|Title||Hypofractionated carbon ion therapy delivered with scanned ion beams for patients with hepatocellular carcinoma - feasibility and clinical response.|
|Publication Type||Journal Article|
|Year of Publication||2013|
|Authors||Habermehl D, Debus J, Ganten T, Ganten M-K, Bauer J, Brecht IC, Brons S, Haberer T, Haertig M, Jäkel O, Parodi K, Welzel T, Combs SE|
PURPOSE: Photon-based radiation therapy does currently not play a major role as local ablative treatment for hepatocellular carcinoma (HCC). Carbon ions offer distinct physical and biological advantages. Due to their inverted dose profile and the high local dose deposition within the Bragg peak, precise dose application and sparing of normal tissue is possible. Furthermore, carbon ions have an increased relative biological effectiveness (RBE) compared to photons.
METHODS AND MATERIALS: A total of six patients with one or more HCC-lesions were treated with carbon ions delivered by the raster-scanning technique according to our clinical trial protocol. Diagnosis of HCC was confirmed by histology or two different imaging modalities (CT and MRI) according to the AASLD-guidelines. Applied fractionation scheme was 4 × 10 Gy(RBE). Correct dose application was controlled by in-vivo PET measurement of β + -activity in the irradiated tissue shortly after treatment.
RESULTS: Patients were observed for a median time period of 11.0 months (range, 3.4 - 12.7 months). Imaging studies showed a partial response in 4/7 lesions and a stable disease in 3/7 lesions in follow-up CT- and MRI scans. Local control was 100%. One patient with multifocal intrahepatic disease underwent liver transplantation 3 months after carbon ion therapy. During radiotherapy and the follow-up period no severe adverse events have occurred.

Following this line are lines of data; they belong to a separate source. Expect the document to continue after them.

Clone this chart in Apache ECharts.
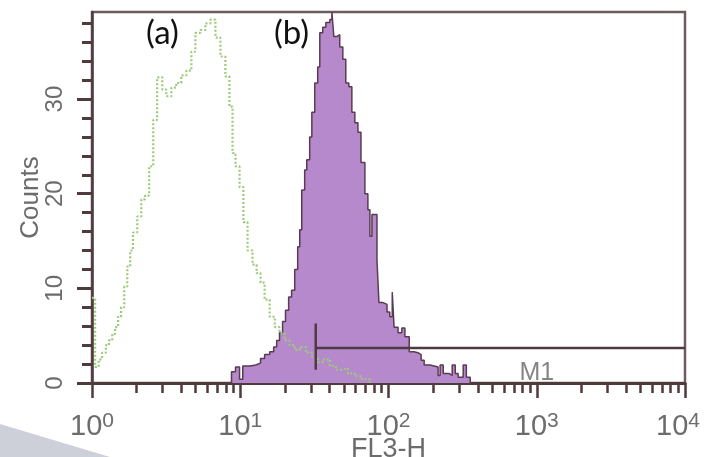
<!DOCTYPE html>
<html>
<head>
<meta charset="utf-8">
<title>FL3-H histogram</title>
<script src="https://cdn.jsdelivr.net/npm/echarts@6/dist/echarts.min.js"></script>
<style>
  html, body { margin: 0; padding: 0; background: #fff; }
  #main { width: 704px; height: 457px; }
</style>
</head>
<body>
<div id="main"></div>
<script>
// (b) stained cells, filled histogram: left edge of each bin (FL3-H) and its count
var bEdges = [8.2, 8.73, 9.29, 9.89, 10.4, 11.6, 12.7, 13.7, 14.6, 15.8, 16.8, 17.6, 18.4, 19.3, 20.2, 21.2,
  22.2, 23.3, 24.4, 25.2, 26.0, 27.2, 28.1, 29.4, 30.4, 31.8, 33.3, 34.4, 36.0, 37.8, 40.2, 41.5, 42.8,
  44.8, 46.9, 49.2, 51.5, 54.0, 56.6, 59.3, 62.2, 65.2, 69.3, 72.6, 74.9, 77.3, 81.0, 83.6, 86.2, 91.8,
  97.7, 102, 106, 109, 116, 123, 129, 138, 149, 158, 166, 174, 191, 216, 223, 234, 257, 269, 282, 295,
  319, 335, 356];
var bCounts = [0, 1.2, 1.7, 0.4, 1.8, 1.9, 2.1, 2.6, 3.0, 3.3, 3.8, 4.5, 5.3, 6.5, 7.7, 9.1,
  9.8, 12.0, 14.4, 16.2, 20.4, 22.5, 23.6, 26.0, 28.6, 31.7, 33.4, 37.0, 37.6, 38.1, 38.4, 39.2, 36.6,
  36.8, 35.5, 34.2, 31.7, 31.3, 28.6, 27.5, 26.5, 23.3, 20.0, 18.3, 15.5, 17.8, 17.8, 13.0, 8.5, 8.3,
  7.5, 7.0, 9.6, 5.9, 5.3, 5.8, 4.9, 3.3, 3.2, 3.0, 2.4, 1.9, 1.7, 0.8, 1.9, 1.0, 0.8, 1.9, 1.0, 0.6,
  1.9, 0.6, 0];

// (a) control, dotted outline
var aEdges = [1.00, 1.05, 1.11, 1.17, 1.24, 1.30, 1.37, 1.43, 1.50, 1.57, 1.65, 1.73, 1.81, 1.89, 2.02,
  2.15, 2.28, 2.43, 2.59, 2.75, 2.98, 3.17, 3.43, 3.70, 4.00, 4.33, 4.68, 4.98, 5.38, 5.82, 6.29, 6.80,
  7.35, 7.94, 8.45, 8.87, 9.29, 9.89, 10.5, 11.2, 12.1, 12.9, 13.7, 14.6, 15.8, 17.1, 18.4, 19.9, 21.5,
  23.3, 25.2, 27.7, 30.4, 33.3, 36.6, 40.2, 44.2, 48.5, 53.2, 59.3, 66.2, 74.9];
var aCounts = [9.0, 1.7, 2.5, 3.2, 4.0, 4.5, 5.2, 5.9, 7.0, 8.0, 10.2, 12.3, 14.0, 15.9, 17.6,
  19.4, 19.8, 22.9, 27.8, 32.3, 31.0, 30.3, 31.2, 31.7, 32.5, 33.0, 35.0, 37.0, 37.3, 38.0, 38.4, 36.5,
  34.5, 32.4, 29.2, 24.3, 22.9, 20.7, 17.0, 14.0, 12.5, 11.6, 10.6, 8.8, 7.0, 5.9, 5.3, 4.5, 4.0,
  3.5, 3.8, 3.2, 2.8, 2.2, 2.5, 1.8, 1.4, 1.6, 1.0, 0.7, 0.4, 0];

var xMajorTicks = [1, 10, 100, 1000, 10000];
var xMinorTicks = [2, 3, 4, 5, 6, 7, 8, 9, 20, 30, 40, 50, 60, 70, 80, 90,
  200, 300, 400, 500, 600, 700, 800, 900, 2000, 3000, 4000, 5000, 6000, 7000, 8000, 9000];
var yMajorTicks = [0, 10, 20, 30];
var yMinorTicks = [0, 2, 4, 6, 8, 10, 12, 14, 16, 18, 20, 22, 24, 26, 28, 30, 32, 34, 36, 38];

// marker M1
var m1Range = [32.3, 10000];
var m1Level = 3.7;
var m1Cap = [1.4, 6.3];
var m1LabelAt = [1000, 1.05];

function pairs(xs, ys) {
  return xs.map(function (x, i) { return [x, ys[i]]; });
}

var axisDark = '#4f3a3d';
var labelGray = '#6c6c6c';
var font = 'Liberation Sans';

var chart = echarts.init(document.getElementById('main'));
chart.setOption({
  backgroundColor: '#ffffff',
  animation: false,
  grid: {
    left: 92, right: 19, top: 12, bottom: 74,
    containLabel: false, outerBoundsMode: 'none',
    show: true, borderColor: '#6e5b5d', borderWidth: 2.5
  },
  xAxis: [{
    type: 'log', logBase: 10, min: 1, max: 10000, position: 'bottom',
    name: 'FL3-H', nameLocation: 'middle', nameGap: 53, nameMoveOverlap: false,
    nameTextStyle: { fontFamily: font, fontSize: 27, color: labelGray },
    axisLine: { show: true, lineStyle: { color: axisDark, width: 3 } },
    axisTick: { show: true, inside: false, length: 15, customValues: xMajorTicks,
      lineStyle: { color: axisDark, width: 2.5 } },
    axisLabel: {
      customValues: xMajorTicks, margin: 28, fontFamily: font, fontSize: 29, color: labelGray,
      lineHeight: 32,
      formatter: function (v) {
        var p = Math.round(Math.log10(v));
        return v >= 10000 ? '10{e|' + p + '}' : '10{s|' + p + '}';
      },
      rich: {
        s: { fontFamily: font, fontSize: 21, lineHeight: 14, color: labelGray, verticalAlign: 'top' },
        e: { fontFamily: font, fontSize: 21, lineHeight: 14, color: labelGray, verticalAlign: 'top',
          padding: [0, 14, 0, 0] }
      }
    },
    splitLine: { show: false }
  }, {
    type: 'log', logBase: 10, min: 1, max: 10000, position: 'bottom',
    axisLine: { show: false },
    axisTick: { show: true, inside: false, length: 10, customValues: xMinorTicks,
      lineStyle: { color: axisDark, width: 2.5 } },
    axisLabel: { show: false },
    splitLine: { show: false }
  }],
  yAxis: [{
    type: 'value', min: 0, max: 39.2, position: 'left',
    name: 'Counts', nameLocation: 'middle', nameRotate: 90, nameGap: 48, nameMoveOverlap: false,
    nameTextStyle: { fontFamily: font, fontSize: 26, color: labelGray },
    axisLine: { show: true, onZero: false, lineStyle: { color: axisDark, width: 2.5 } },
    axisTick: { show: true, inside: false, length: 15, customValues: yMajorTicks,
      lineStyle: { color: axisDark, width: 3 } },
    axisLabel: { customValues: yMajorTicks, rotate: 90, margin: 25, fontFamily: font, fontSize: 24, color: labelGray },
    splitLine: { show: false }
  }, {
    type: 'value', min: 0, max: 39.2, position: 'left',
    axisLine: { show: false },
    axisTick: { show: true, inside: false, length: 10, customValues: yMinorTicks,
      lineStyle: { color: axisDark, width: 3 } },
    axisLabel: { show: false },
    splitLine: { show: false }
  }],
  series: [{
    name: '(b)', type: 'line', step: 'end', symbol: 'none',
    data: pairs(bEdges, bCounts),
    lineStyle: { color: '#5b3b52', width: 1.5 },
    areaStyle: { color: '#b589cb', opacity: 1 },
    z: 2
  }, {
    name: '(a)', type: 'line', step: 'end', symbol: 'none',
    data: pairs(aEdges, aCounts),
    lineStyle: { color: '#9cca7a', width: 2.2, type: [2, 2] },
    z: 3
  }, {
    name: 'M1', type: 'line', symbol: 'none',
    data: [[m1Range[0], m1Level], [m1Range[1], m1Level]],
    lineStyle: { color: '#4e3a42', width: 2.5 },
    z: 4
  }, {
    name: 'M1 cap', type: 'line', symbol: 'none',
    data: [[m1Range[0], m1Cap[0]], [m1Range[0], m1Cap[1]]],
    lineStyle: { color: '#4e3a42', width: 2.5 },
    z: 4
  }, {
    name: 'M1 label', type: 'scatter', symbolSize: 0,
    data: [m1LabelAt],
    label: { show: true, position: 'inside', formatter: 'M1',
      fontFamily: font, fontSize: 25, color: '#666' },
    z: 5
  }],
  graphic: [{
    type: 'text', left: 146, top: 17,
    style: { text: '(a)', fontFamily: 'Lato', fontSize: 33, fill: '#111' }
  }, {
    type: 'text', left: 274, top: 17,
    style: { text: '(b)', fontFamily: 'Lato', fontSize: 33, fill: '#111' }
  }, {
    type: 'polygon', silent: true,
    shape: { points: [[0, 424], [110, 457], [0, 457]] },
    style: { fill: '#cdd0d9' }
  }]
});
</script>
</body>
</html>
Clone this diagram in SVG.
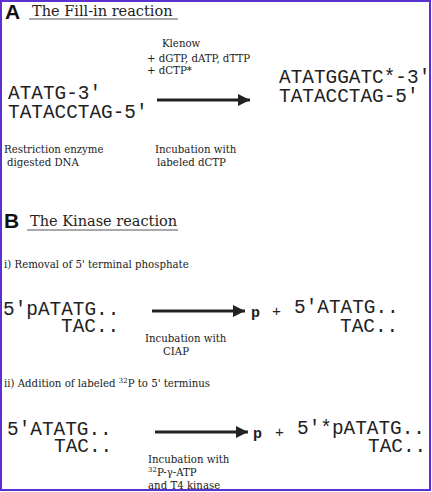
<svg xmlns="http://www.w3.org/2000/svg" width="432" height="492" viewBox="0 0 432 492">
<defs>
<style>
.hd{font-family:"Liberation Sans",Arial,sans-serif;font-weight:bold;font-size:21px;fill:#111}
.tt{font-family:"DejaVu Serif","Liberation Serif",serif;font-size:14.5px;fill:#222}
.sr{font-family:"DejaVu Serif","Liberation Serif",serif;font-size:10.2px;fill:#222}
.mo{font-family:"Liberation Mono","Courier New",monospace;font-size:19.4px;fill:#222}
.pb{font-family:"Liberation Mono","Courier New",monospace;font-size:15px;font-weight:bold;fill:#222}
.pl{font-family:"Liberation Mono","Courier New",monospace;font-size:15px;fill:#222}
.ar{stroke:#222;stroke-width:3;fill:none}
.ul{stroke:#555;stroke-width:1}
</style>
<marker id="ah" viewBox="0 0 10 10" refX="10" refY="5" markerWidth="6.5" markerHeight="4" markerUnits="strokeWidth" orient="auto">
<path d="M0,0 L10,5 L0,10 Z" fill="#222"/>
</marker>
</defs>
<rect x="1" y="1" width="429" height="489" fill="#fff" stroke="#5a30d0" stroke-width="2"/>

<g id="sectionA-title">
<text class="hd" x="5" y="19">A</text>
<text class="tt" x="32" y="16">The Fill-in reaction</text>
<line class="ul" x1="29" y1="19" x2="178" y2="19"/>
</g>

<g id="nodeA-substrate">
<text class="mo" x="8" y="99">ATATG-3'</text>
<text class="mo" x="8" y="118">TATACCTAG-5'</text>
<text class="sr" x="4" y="153">Restriction enzyme</text>
<text class="sr" x="7" y="166">digested DNA</text>
</g>

<g id="nodeA-product">
<text class="mo" x="279" y="83">ATATGGATC*-3'</text>
<text class="mo" x="279" y="102">TATACCTAG-5'</text>
</g>

<g id="labelA-reagents">
<text class="sr" x="162" y="47">Klenow</text>
<text class="sr" x="147" y="62">+ dGTP, dATP, dTTP</text>
<text class="sr" x="147" y="74">+ dCTP*</text>
<text class="sr" x="155" y="153">Incubation with</text>
<text class="sr" x="157" y="166">labeled dCTP</text>
</g>

<g id="sectionB-title">
<text class="hd" x="4" y="228">B</text>
<text class="tt" x="30" y="226">The Kinase reaction</text>
<line class="ul" x1="27" y1="230" x2="178" y2="230"/>
<text class="sr" x="4" y="268">i) Removal of 5' terminal phosphate</text>
<text class="sr" x="4" y="387">ii) Addition of labeled <tspan font-size="7" dy="-4">32</tspan><tspan dy="4">P to 5' terminus</tspan></text>
</g>

<g id="nodeB1-substrate">
<text class="mo" x="3" y="315">5'pATATG..</text>
<text class="mo" x="61" y="332">TAC..</text>
</g>

<g id="nodeB1-product">
<text class="pb" x="251" y="317">p</text>
<text class="pl" x="272" y="316">+</text>
<text class="mo" x="294" y="313">5'ATATG..</text>
<text class="mo" x="340" y="332">TAC..</text>
</g>

<g id="labelB1">
<text class="sr" x="145" y="342">Incubation with</text>
<text class="sr" x="163" y="355">CIAP</text>
</g>

<g id="nodeB2-substrate">
<text class="mo" x="7" y="435">5'ATATG..</text>
<text class="mo" x="54" y="452">TAC..</text>
</g>

<g id="nodeB2-product">
<text class="pb" x="253" y="438">p</text>
<text class="pl" x="275" y="437">+</text>
<text class="mo" x="297" y="434">5'*pATATG..</text>
<text class="mo" x="368" y="452">TAC..</text>
</g>

<g id="labelB2">
<text class="sr" x="148" y="463">Incubation with</text>
<text class="sr" x="148" y="476"><tspan font-size="7" dy="-4">32</tspan><tspan dy="4">P-γ-ATP</tspan></text>
<text class="sr" x="148" y="488.5">and T4 kinase</text>
</g>

<g id="connectors">
<line class="ar" x1="157" y1="100" x2="250" y2="100" marker-end="url(#ah)"/>
<line class="ar" x1="152" y1="311" x2="245" y2="311" marker-end="url(#ah)"/>
<line class="ar" x1="155" y1="432" x2="248" y2="432" marker-end="url(#ah)"/>
</g>
</svg>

CONCLUSIONS: We report the first clinical results of patients with HCC undergoing carbon ion therapy using the rasterscanning technique at our institution. All patients are locally controlled and experienced no higher toxicities in a short follow-up period. Further patients will be included in our prospective Phase-I clinical trial PROMETHEUS-01 (NCT01167374).